No Principals to Guide Them
It’s fairly clear that firm management who choose to take a laissez-faire approach to advisor succession planning are missing the boat. It says to those advisors who are looking for a formal and structured plan, “You are free to broker a deal with an advisor at our firm and structure it any way you like.”
That seems tone deaf, as most advisors have no idea what their businesses are worth, how a deal should be structured, or how to identify the appropriate successor. Leaving succession planning to chance, in most cases, is as good as not having a plan at all—which flies in the face of the tenets by which any principal focused on sustainable growth runs a business.
Every Sunset is an Opportunity
Advisors on the back nine of their careers may choose to go to another firm, allowing them to move once and monetize twice. And, for those with entrepreneurial DNA, the leap to independence offers the flexibility and freedom to sell the business on the open market, creating true optionality, and ultimately garnering the most competitive bid for it.

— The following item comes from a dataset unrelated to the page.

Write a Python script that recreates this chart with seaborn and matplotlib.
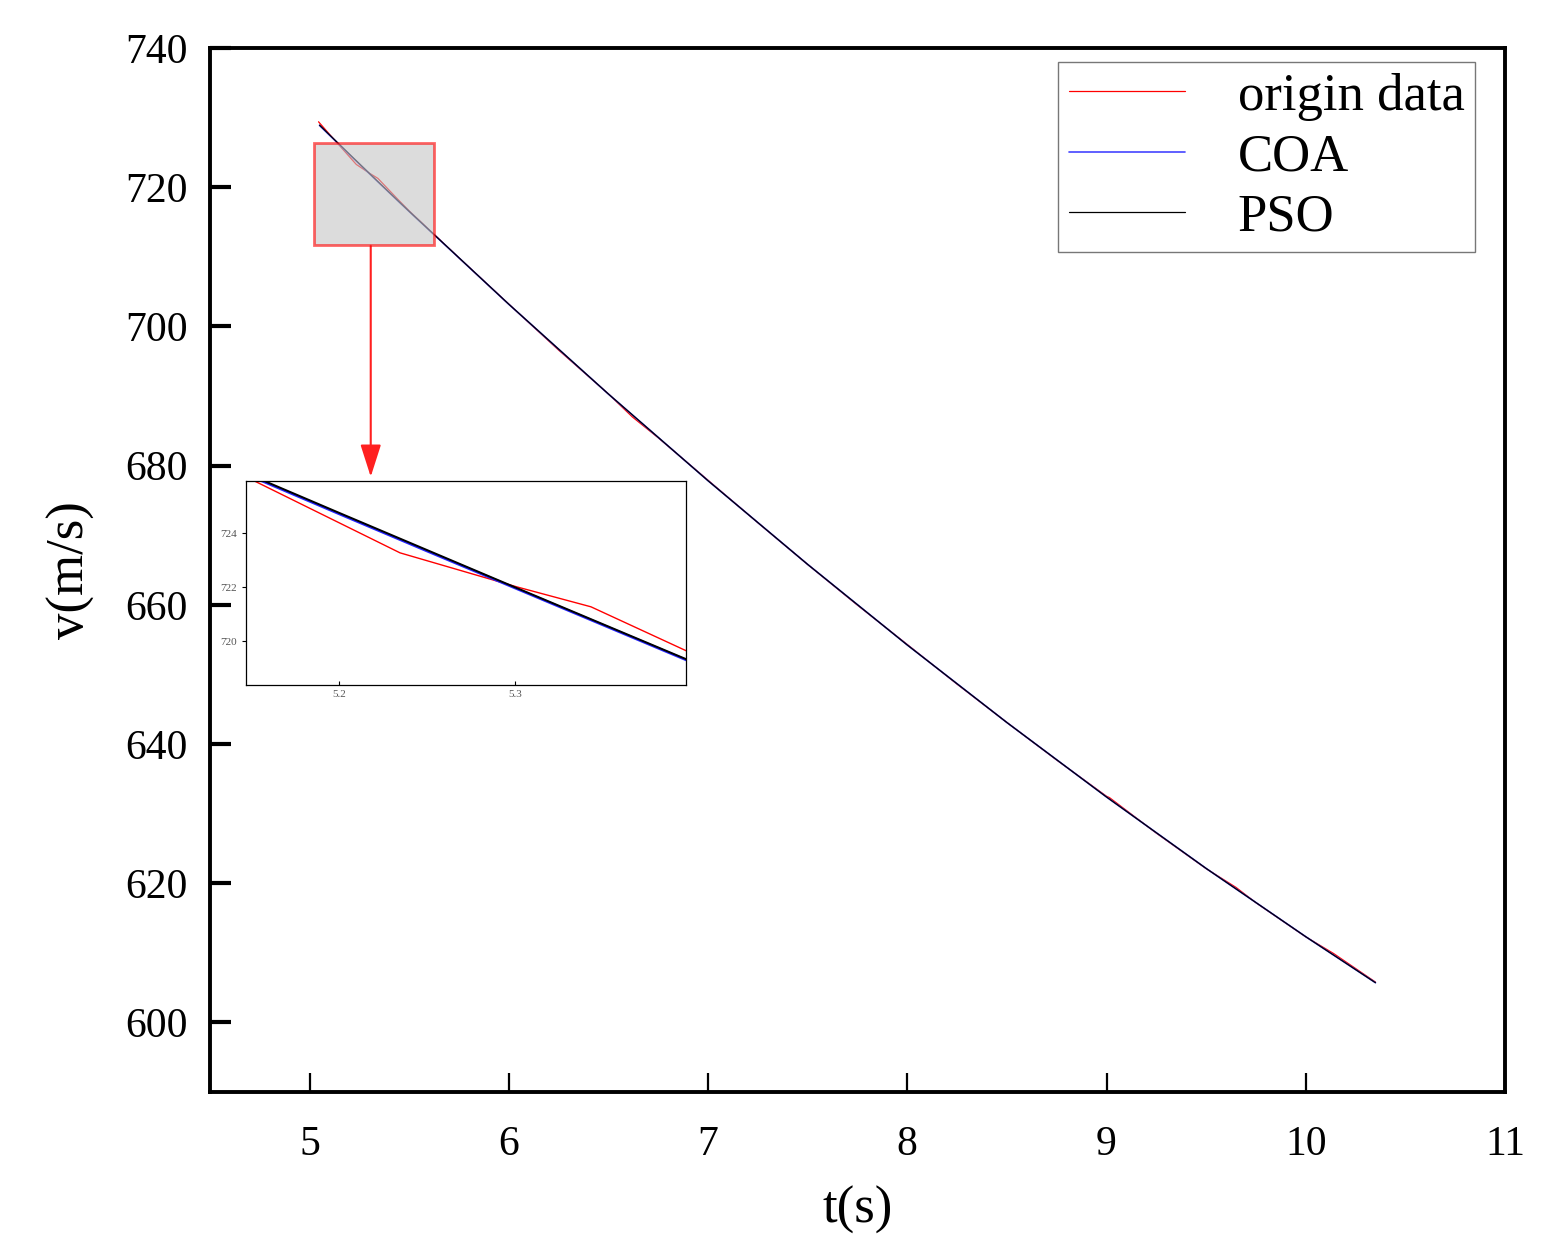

The sad part about this is that often the advisor – and his clients – may be best served by staying put. We’ve had the opportunity to counsel many advisors in this very predicament. Happy enough with the culture and overall value propositions of their firms, these folks look forward to working maybe another 5-10 years. But without a next gen partner or other natural successor in place, they feel scared and rudderless.
In reality, the vacuum created by the lack of support in this area from their own firm’s management is being filled by a panoply of options elsewhere: Every brokerage firm in town and every independent firm in the country would love to be the acquirer of that business. Plus, these potential acquirers are offering oodles of money, attractive deal structures, and specific, like-minded, capable and hungry successors.
That said, it’s incumbent upon firms to recognize the challenge – and opportunity – that’s before them. And to do so before advisors see the dawn of a new opportunity elsewhere.